Lay Low While Crawling is to country music what Jim Jarmusch’s film Deadman was to the western - in the genre, but somehow complicating it in ways that more conventional artists never could or would have thought to. The album is characterized by the melancholic effect of songs with a mostly-consistent relaxed pace and often eerie instrumentation, stringed instruments that at the beginning of songs like “Dirtied Your Knees” sound distant and ephemeral, slowly entering the room that the rest of the band occupies before the song starts in earnest. The laconic pace echoes the Cowboy Junkies, but with a more diverse instrumentation that expands and strengthens the sound.

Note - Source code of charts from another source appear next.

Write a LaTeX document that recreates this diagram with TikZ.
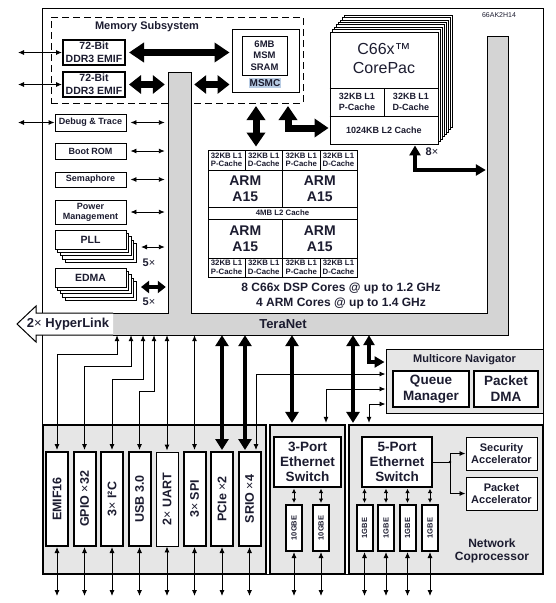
\documentclass[tikz,border=0pt]{standalone}
\usepackage{fontspec}
\setmainfont{Liberation Sans}
\usetikzlibrary{arrows.meta,calc}
\definecolor{txt}{RGB}{28,28,48}
\definecolor{tgray}{RGB}{212,212,212}
\definecolor{pgray}{RGB}{230,230,230}
\definecolor{hl}{RGB}{184,204,228}
\newcommand\fsz[2]{\fontsize{#1}{#2}\selectfont}
\newcommand\xx{{\mdseries ×}}
\tikzset{
  every node/.style={text=txt},
  bx/.style={draw=black, fill=white, line width=0.9pt, inner sep=0pt, align=center},
  tbx/.style={bx, line width=2pt},
  thinA/.style={line width=0.9pt, {Latex[length=6pt,width=5pt]}-{Latex[length=6pt,width=5pt]}},
  thinS/.style={line width=0.9pt, {Latex[length=4.5pt,width=4.5pt]}-{Latex[length=4.5pt,width=4.5pt]}},
  thickA/.style={line width=3.5pt, line join=miter, {Triangle[length=10pt,width=11pt]}-{Triangle[length=10pt,width=11pt]}},
  thickB/.style={line width=4pt, line join=miter, {Triangle[length=11pt,width=13pt]}-{Triangle[length=11pt,width=13pt]}},
  thickE/.style={line width=4pt, {Triangle[length=8pt,width=12pt]}-{Triangle[length=8pt,width=12pt]}},
  bigA/.style={line width=7pt, {Triangle[length=15pt,width=19pt]}-{Triangle[length=15pt,width=19pt]}},
  bigB/.style={line width=7pt, {Triangle[length=12pt,width=18pt]}-{Triangle[length=12pt,width=18pt]}},
  bigV/.style={line width=7pt, line join=miter, {Triangle[length=14pt,width=18pt]}-{Triangle[length=14pt,width=18pt]}},
  lmod/.style={bx, minimum width=71pt, font=\bfseries\fsz{9}{10}},
  cache/.style={font=\bfseries\fsz{7.8}{8.6}, align=center, inner sep=0pt},
  armt/.style={font=\bfseries\fsz{14}{16}, align=center, inner sep=0pt},
  ptxt/.style={rotate=90, font=\bfseries\fsz{12.5}{14}, inner sep=0pt},
  gtxt/.style={rotate=90, font=\bfseries\fsz{7.5}{8}, inner sep=0pt},
  region/.style={draw=black, fill=pgray, line width=1.2pt, inner sep=0pt},
}
\newcommand\permod[4]{%
  \node[#4, minimum width=22pt, minimum height=94pt] (#1) at (#2,499) {};
  \node[ptxt] (#1t) at (#1.center) {#3};}
\begin{document}
\begin{tikzpicture}[x=1pt,y=-1pt]
\useasboundingbox (0,0) rectangle (555,603);
% outer box and regions
\node[draw=black, line width=1pt, minimum width=501pt, minimum height=566pt, inner sep=0pt] (soc) at (292.5,291) {};
\node[region, minimum width=223pt, minimum height=149pt] (perA) at (154.5,499.5) {};
\node[region, minimum width=75pt, minimum height=149pt] (e3A) at (307.5,499.5) {};
\node[region, minimum width=194pt, minimum height=149pt] (ncA) at (446,499.5) {};
\node[font=\mdseries\fsz{7}{8}] (pn) at (499,15) {66AK2H14};
% memory subsystem
\node[draw=black, dash pattern=on 7pt off 4pt, line width=0.8pt, minimum width=252pt, minimum height=86pt, inner sep=0pt] (mem) at (177,60) {};
\node[font=\bfseries\fsz{11}{13}] (memt) at (147,27) {Memory Subsystem};
\node[tbx, minimum width=62pt, minimum height=25pt, font=\bfseries\fsz{10.5}{12.5}] (ddrA) at (94,52.5) {72-Bit\\DDR3 EMIF};
\node[tbx, minimum width=62pt, minimum height=25pt, font=\bfseries\fsz{10.5}{12.5}] (ddrB) at (94,84.5) {72-Bit\\DDR3 EMIF};
\node[bx, minimum width=67pt, minimum height=63pt] (msmc) at (265.5,60.5) {};
\node[bx, minimum width=45pt, minimum height=39pt, font=\bfseries\fsz{9.5}{11.5}] (sram) at (264.5,55.5) {6MB\\MSM\\SRAM};
\node[fill=hl, inner sep=1pt, font=\bfseries\fsz{10}{11}] (msmcl) at (265,83) {MSMC};
% TeraNet
\fill[tgray] (168,72) -- (191,72) -- (191,313) -- (487,313) -- (487,36) -- (508,36) -- (508,335) -- (113,335) -- (113,313) -- (168,313) -- cycle;
\draw[line width=1pt] (113,313) -- (168,313) -- (168,72) -- (191,72) -- (191,313) -- (487,313) -- (487,36) -- (508,36) -- (508,335) -- (113,335);
\node[inner sep=0pt, minimum width=23pt, minimum height=241pt] (trunkL) at (179.5,192.5) {};
\node[inner sep=0pt, minimum width=21pt, minimum height=299pt] (trunkR) at (497.5,185.5) {};
\node[inner sep=0pt, minimum width=395pt, minimum height=22pt] (band) at (310.5,324) {};
\node[font=\bfseries\fsz{13}{15}] (tnl) at (283,324) {TeraNet};
\draw[fill=white, line width=1pt] (113,313) -- (36,313) -- (36,306) -- (17,324) -- (36,342) -- (36,335) -- (113,335);
\node[font=\bfseries\fsz{13}{15}] (hyper) at (68,324) {2\xx\ HyperLink};
% CorePac
\foreach \i in {7,...,1} \draw[fill=white, line width=0.8pt] ({330+2*\i},{32-2.4*\i}) rectangle ({438+2*\i},{144-2.4*\i});
\node[bx, minimum width=108pt, minimum height=112pt] (cp) at (384,88) {};
\draw[line width=0.8pt] (cp.west |- 0,88) -- (cp.east |- 0,88) (cp.west |- 0,116) -- (cp.east |- 0,116) (384,88) -- (384,116);
\node[font=\mdseries\fsz{16}{19}, align=center] (cpt) at (384,58) {C66x™\\CorePac};
\node[font=\bfseries\fsz{9}{10.5}, align=center] (cpP) at (357,102) {32KB L1\\P-Cache};
\node[font=\bfseries\fsz{9}{10.5}, align=center] (cpD) at (411,102) {32KB L1\\D-Cache};
\node[font=\bfseries\fsz{9}{10.5}] (cpL) at (384,130) {1024KB L2 Cache};
\node[font=\bfseries\fsz{11}{12}] (eightx) at (432,152) {8\xx};
% ARM block
\node[bx, minimum width=149pt, minimum height=127pt] (arm) at (282.5,213.5) {};
\draw[line width=0.8pt] (208,170) -- (357,170) (208,207) -- (357,207) (208,219) -- (357,219) (208,258) -- (357,258)
  (245,150) -- (245,170) (282.5,150) -- (282.5,207) (320,150) -- (320,170)
  (245,258) -- (245,277) (282.5,219) -- (282.5,277) (320,258) -- (320,277);
\node[cache] (c1) at (226.5,160) {32KB L1\\P-Cache};
\node[cache] (c2) at (263.75,160) {32KB L1\\D-Cache};
\node[cache] (c3) at (301.25,160) {32KB L1\\P-Cache};
\node[cache] (c4) at (338.5,160) {32KB L1\\D-Cache};
\node[cache] (c5) at (226.5,267.5) {32KB L1\\P-Cache};
\node[cache] (c6) at (263.75,267.5) {32KB L1\\D-Cache};
\node[cache] (c7) at (301.25,267.5) {32KB L1\\P-Cache};
\node[cache] (c8) at (338.5,267.5) {32KB L1\\D-Cache};
\node[armt] (a1) at (245.25,188.5) {ARM\\A15};
\node[armt] (a2) at (319.75,188.5) {ARM\\A15};
\node[armt] (a3) at (245.25,238.5) {ARM\\A15};
\node[armt] (a4) at (319.75,238.5) {ARM\\A15};
\node[cache] (l2) at (282.5,213) {4MB L2 Cache};
\node[font=\bfseries\fsz{12}{15}, align=center] (cores) at (341,295.5) {8 C66x DSP Cores @ up to 1.2 GHz\\4 ARM Cores @ up to 1.4 GHz};
% left modules
\node[lmod, minimum height=17pt] (dbg) at (90.5,122.5) {Debug \& Trace};
\node[lmod, minimum height=16pt] (boot) at (90.5,151) {Boot ROM};
\node[lmod, minimum height=15pt] (sema) at (90.5,179.5) {Semaphore};
\node[lmod, minimum height=24pt] (pwr) at (90.5,212) {Power\\Management};
\foreach \i in {4,...,1} \draw[fill=white, line width=0.8pt] ({55+2.5*\i},{230+3.3*\i}) rectangle ({126+2.5*\i},{249+3.3*\i});
\node[lmod, minimum height=19pt, font=\bfseries\fsz{10.5}{12}] (pll) at (90.5,239.5) {PLL};
\foreach \i in {4,...,1} \draw[fill=white, line width=0.8pt] ({55+2.5*\i},{268+3.3*\i}) rectangle ({126+2.5*\i},{287+3.3*\i});
\node[lmod, minimum height=19pt, font=\bfseries\fsz{10.5}{12}] (edma) at (90.5,277.5) {EDMA};
\node[font=\bfseries\fsz{11}{12}] (fx1) at (149,263) {5\xx};
\node[font=\bfseries\fsz{11}{12}] (fx2) at (149,302) {5\xx};
% left edge arrows
\coordinate (eA) at (18,52.5);
\coordinate (eB) at (18,84.5);
\coordinate (eD) at (18,122.5);
\draw[thinA] (eA) -- (ddrA.west);
\draw[thinA] (eB) -- (ddrB.west);
\draw[thinA] (eD) -- (dbg.west);
\foreach \m in {dbg,boot,sema,pwr} \draw[thinA, shorten <=4pt, shorten >=3pt] (\m.east) -- (\m.east -| trunkL.west);
\coordinate (pllR) at (141,247);
\coordinate (edR) at (141,287);
\draw[thinA, shorten >=3pt] (pllR) -- (pllR -| trunkL.west);
\draw[thickE, shorten >=2pt] (edR) -- (edR -| trunkL.west);
% big memory arrows
\draw[bigA, shorten <=3pt, shorten >=2pt] (ddrA.east) -- (ddrA.east -| msmc.west);
\draw[bigB, shorten <=3pt, shorten >=3pt] (ddrB.east) -- (ddrB.east -| trunkL.west);
\draw[bigB, shorten <=3pt, shorten >=2pt] (ddrB.east -| trunkL.east) -- (ddrB.east -| msmc.west);
\coordinate (mv1) at (256,104);
\draw[bigV, shorten <=2pt, shorten >=3pt] (mv1) -- (mv1 |- arm.north);
\coordinate (mc1) at (288,104);
\draw[bigV, shorten <=2pt, shorten >=1pt] (mc1) |- (cp.west |- 0,128);
\draw[thickA, shorten <=1pt, shorten >=1pt] (cp.south -| 415,0) |- (trunkR.west |- 0,170);
% multicore navigator
\node[draw=black, fill=pgray, line width=1pt, minimum width=157pt, minimum height=64pt, inner sep=0pt] (nav) at (464.5,381) {};
\node[font=\bfseries\fsz{11}{12}] (navt) at (464.5,360) {Multicore Navigator};
\node[tbx, minimum width=76pt, minimum height=36pt, font=\bfseries\fsz{13.5}{16}] (qm) at (431,389) {Queue\\Manager};
\node[tbx, minimum width=64pt, minimum height=36pt, font=\bfseries\fsz{13.5}{16}] (pdma) at (506,389) {Packet\\DMA};
% peripherals
\permod{emif}{57}{EMIF16}{tbx}
\permod{gpio}{84.5}{GPIO \xx32}{tbx}
\permod{iic}{112}{3\xx\ I²C}{tbx}
\permod{usb}{139.5}{USB 3.0}{tbx}
\permod{uart}{167}{2\xx\ UART}{bx}
\permod{spi}{194.5}{3\xx\ SPI}{tbx}
\permod{pcie}{222}{PCIe \xx2}{tbx}
\permod{srio}{249.5}{SRIO \xx4}{tbx}
\draw[thinA, shorten >=1pt] (band.south -| 117,0) |- (emif.north |- 0,354) -- (emif.north);
\draw[thinA, shorten >=1pt] (band.south -| 131,0) |- (gpio.north |- 0,366) -- (gpio.north);
\draw[thinA, shorten >=1pt] (band.south -| 143,0) |- (iic.north |- 0,379) -- (iic.north);
\draw[thinA, shorten >=1pt] (band.south -| 154,0) |- (usb.north |- 0,391) -- (usb.north);
\draw[thinA, shorten >=1pt] (band.south -| uart.north) -- (uart.north);
\draw[thinA, shorten >=1pt] (band.south -| spi.north) -- (spi.north);
\draw[thickB, shorten >=1pt] (band.south -| pcie.north) -- (pcie.north);
\draw[thickB, shorten >=1pt] (band.south -| 245,0) -- (srio.north -| 245,0);
\foreach \m in {emif,gpio,iic,usb,uart,spi,pcie,srio} \draw[thinA] (\m.south) -- (\m.south |- 0,596);
% TeraNet to network / navigator
\draw[thickA, shorten >=1pt] (band.south -| 369,0) |- (nav.west |- 0,362);
\draw[thickB, shorten >=1.5pt] (band.south -| 353,0) -- (ncA.north -| 353,0);
\draw[thickB, shorten >=1.5pt] (band.south -| 292,0) -- (e3A.north -| 292,0);
\draw[thinA, shorten >=1pt] (nav.west |- 0,374) -| (srio.north -| 256,0);
\draw[thinA, shorten >=1.5pt] (nav.west |- 0,389) -| (e3A.north -| 326,0);
\draw[thinA, shorten >=1.5pt] (nav.west |- 0,404) -| (ncA.north -| 369,0);
% ethernet switches
\node[bx, line width=1.2pt, minimum width=67pt, minimum height=50pt, font=\bfseries\fsz{13.5}{15}] (sw3) at (307.5,462) {3-Port\\Ethernet\\Switch};
\node[bx, line width=1.2pt, minimum width=70pt, minimum height=50pt, font=\bfseries\fsz{13.5}{15}] (sw5) at (397,462) {5-Port\\Ethernet\\Switch};
\node[tbx, minimum width=16pt, minimum height=46pt] (x1) at (294,528) {};
\node[tbx, minimum width=16pt, minimum height=46pt] (x2) at (321,528) {};
\node[gtxt] (x1t) at (x1.center) {10GBE};
\node[gtxt] (x2t) at (x2.center) {10GBE};
\foreach \n/\x in {g1/364.5,g2/386,g3/407.5,g4/430} {
  \node[tbx, minimum width=16pt, minimum height=46pt] (\n) at (\x,528) {};
  \node[gtxt] (\n t) at (\n.center) {1GBE};
  \draw[thinS, shorten <=1pt, shorten >=1pt] (sw5.south -| \n.north) -- (\n.north);
  \draw[thinA] (\n.south) -- (\n.south |- 0,596);
}
\foreach \n in {x1,x2} {
  \draw[thinS, shorten <=1pt, shorten >=1pt] (sw3.south -| \n.north) -- (\n.north);
  \draw[thinA] (\n.south) -- (\n.south |- 0,596);
}
\node[bx, line width=1pt, minimum width=71pt, minimum height=33pt, font=\bfseries\fsz{11}{12}] (sec) at (501.5,453.5) {Security\\Accelerator};
\node[bx, line width=1pt, minimum width=71pt, minimum height=33pt, font=\bfseries\fsz{11}{12}] (pa) at (501.5,493.5) {Packet\\Accelerator};
\coordinate (jn) at (450,462);
\draw[line width=0.9pt] (sw5.east) -- (jn);
\draw[line width=0.9pt, -{Latex[length=6pt,width=5pt]}] (jn) |- (sec.west);
\draw[line width=0.9pt, -{Latex[length=6pt,width=5pt]}] (jn) |- (pa.west);
\fill (jn) circle (1.3pt);
\node[font=\bfseries\fsz{12}{13}, align=center] (nct) at (492,551) {Network\\Coprocessor};
\end{tikzpicture}
\end{document}
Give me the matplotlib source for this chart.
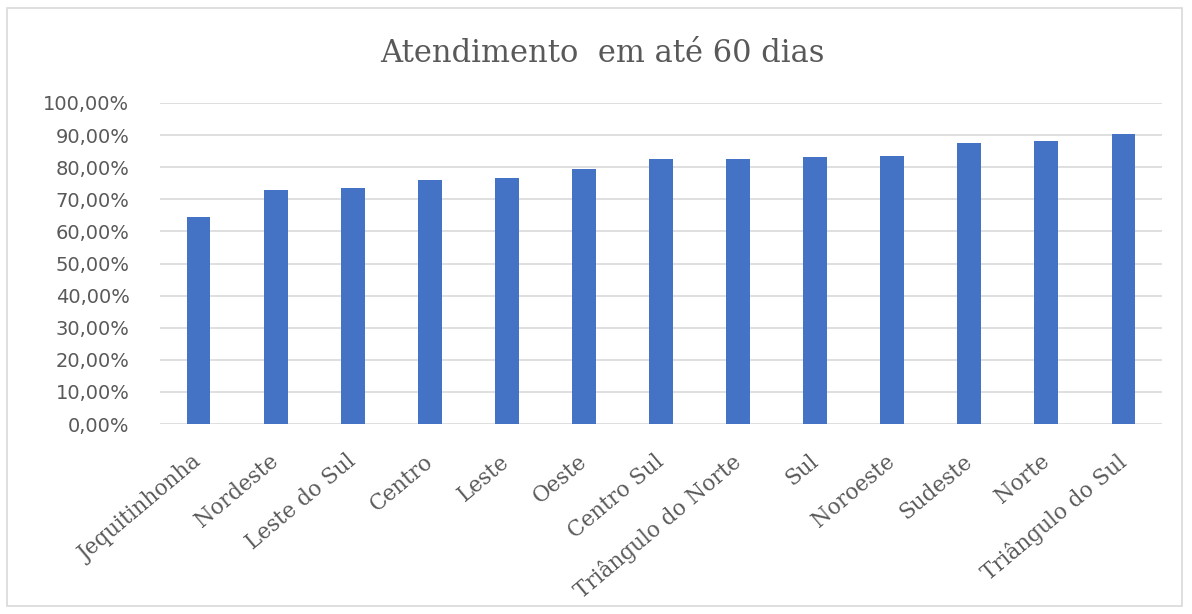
import matplotlib
matplotlib.use("Agg")
import matplotlib.pyplot as plt
import matplotlib.transforms as mtransforms
from matplotlib.patches import Rectangle
from matplotlib.ticker import FuncFormatter

regioes = ["Jequitinhonha", "Nordeste", "Leste do Sul", "Centro", "Leste", "Oeste",
           "Centro Sul", "Triângulo do Norte", "Sul", "Noroeste", "Sudeste", "Norte",
           "Triângulo do Sul"]
atendimento = [64.5, 72.9, 73.5, 76.0, 76.7, 79.5, 82.6, 82.6, 83.2, 83.5, 87.4, 88.1, 90.3]
y_ticks = [0, 10, 20, 30, 40, 50, 60, 70, 80, 90, 100]

W, H = 1192, 614
fig = plt.figure(figsize=(W / 100, H / 100), dpi=100)
fig.patch.set_facecolor("white")

# moldura da area do grafico
fig.add_artist(Rectangle((7 / W, 1 - 606 / H), 1175 / W, 598 / H, transform=fig.transFigure,
                         fill=False, edgecolor="#D9D9D9", linewidth=1.2))

ax = fig.add_axes([160 / W, 1 - 424 / H, 1002 / W, 321 / H])
x = list(range(len(regioes)))
ax.bar(x, atendimento, width=0.31, color="#4472C4", zorder=3)

ax.set_xlim(-0.5, len(regioes) - 0.5)
ax.set_ylim(0, 100)
ax.set_yticks(y_ticks)
ax.yaxis.set_major_formatter(FuncFormatter(lambda v, p: ("%.2f%%" % v).replace(".", ",")))
ax.grid(axis="y", color="#D9D9D9", linewidth=1.2, zorder=0)
for s in ax.spines.values():
    s.set_visible(False)
ax.tick_params(axis="y", length=0, pad=22, labelsize=14, labelcolor="#595959")
for lbl in ax.get_yticklabels():
    lbl.set_fontfamily("DejaVu Sans")

ax.set_xticks(x)
ax.set_xticklabels(regioes, rotation=40, ha="right", va="top", rotation_mode="anchor",
                   fontsize=15.5, color="#595959", family="DejaVu Serif")
ax.tick_params(axis="x", length=0, pad=0)
offset = mtransforms.ScaledTranslation(-5 / 72, -19 / 72, fig.dpi_scale_trans)
for lbl in ax.get_xticklabels():
    lbl.set_transform(lbl.get_transform() + offset)

fig.text(602 / W, 1 - 53 / H, "Atendimento  em até 60 dias", ha="center", va="center",
         fontsize=22, color="#595959", family="DejaVu Serif")

fig.savefig("out.png", dpi=100)
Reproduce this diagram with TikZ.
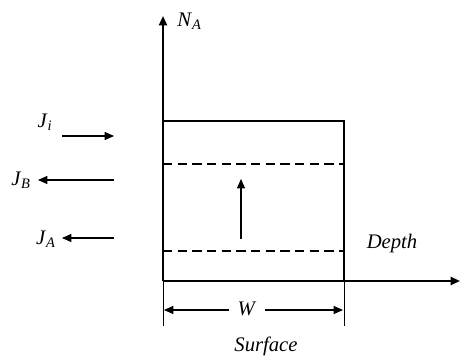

Perhaps the most impressive element of the album is it’s range, starting out as it does with the upbeat-yet-haunting tune “Beneath the Shoes” and moving on to the strikingly different vocals of Amanda Shires, while several tunes feature a down-tempo, melancholy fiddle that could wrench tears from the stoniest heart. The album primarily features ballads, evoking the image of a looming storm sweeping over the high desert plains. In addition to the haunting instrumentation, Lay Low While Crawling or Creeping is lyrically poetic, even as the rich verses are somewhat quelled by the ghostly reverb and ethereal lull.
I’ve finally brought Lay Low While Crawling or Creeping out from the car, where most of my serious music listening occurs, and into the house. But the fact that it took me so long to make that move, well, that’s about as high a praise as I can muster for a band you’re likely not to have even heard of until now.